The legal brief filed Tuesday by Deputy Commonwealth's Attorney Raymond Morrogh is the first public document to describe the unusual relationship between Malvo, 18, and Muhammad, 42.
Morrogh said that while they allegedly acted as equals in the shootings, Malvo referred to Muhammad as his father. The two are not related.
The filing also states that Malvo made multiple confessions to the Oct. 14 shooting of FBI analyst Linda Franklin.
"It appears from the evidence so far, that this Defendant acted in concert with his co-defendant, operating as a 'sniper team,'" Morrogh wrote in the legal brief. "One would be the spotter, while the other would do the shooting. They acted as a unit.
Morrogh wrote that Malvo's confession was not coerced and was "completely voluntary. ... In fact, the Defendant was calm and rather boastful of his doings in this case."
Efforts to reach Malvo's lawyer, Michael Arif, on Tuesday evening were not successful. Peter Greenspun, who represents Muhammad, was out of town Tuesday and could not be reached.
Malvo and Muhammad are accused of shooting 19 people - killing 13 and wounding six - in Alabama, Georgia, Louisiana, Maryland, Virginia and the District of Columbia. Both face the death penalty in Virginia, where they are being tried first.
The shootings include 13 in the Washington, D.C., suburbs and the Richmond area. Ten of the shootings were fatal, and the October spree terrorized the region.
The Washington Post, citing anonymous sources, had previously reported that Malvo had confessed to the Franklin shooting and several others.

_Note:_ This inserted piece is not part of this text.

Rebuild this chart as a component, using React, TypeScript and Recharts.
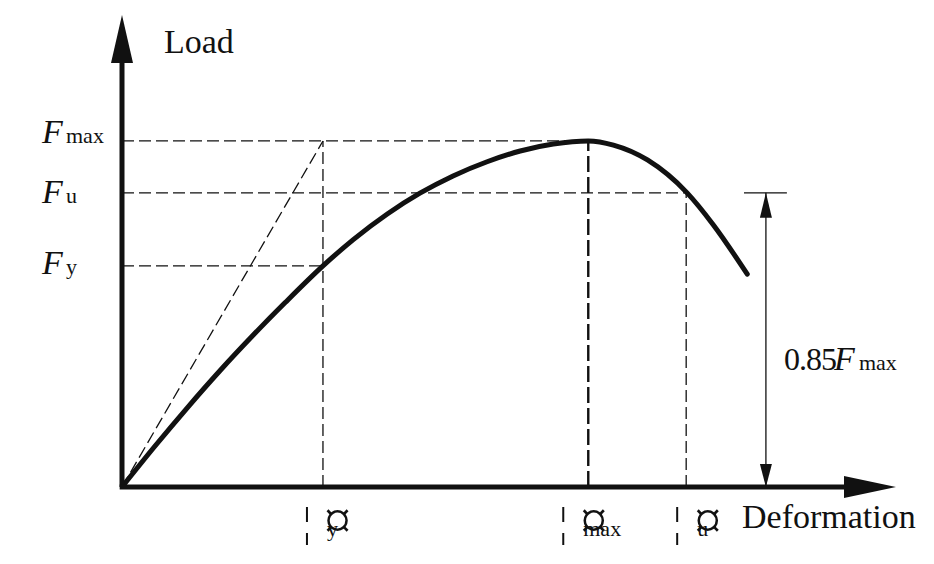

Morrogh's brief said Malvo "claimed both were equals and either could call a particular shot on or off." The prosecutor said there was "nothing in this defendant's demeanor or history to suggest that he is less violent or dangerous than his co-defendant."
Morrogh said the sniper attacks appeared to be completely random, writing that "none of the victims did a single thing to provoke their deaths. They were individuals conducting the business of ordinary life when they were murdered without warning. ... There was no provocation on the part of the victims."
Malvo's confessions are unusually detailed and evidence gathered independently corroborates them, Morrogh wrote. He said Malvo has expressed no remorse for the crimes.
Nothing in the brief indicates that prosecutors have any evidence that Muhammad ever fired any of the shots in the sniper spree. But if the pair indeed acted as a team, Muhammad could also get the death penalty under Virginia's anti-terrorism law, passed after Sept. 11. If not for that law, only the triggerman could get the death penalty.
Morrogh's brief was a response to a lengthy request from Arif for any exculpatory evidence in the case. Morrogh responded that "the Commonwealth does not have evidence that casts doubt upon Defendant's guilt."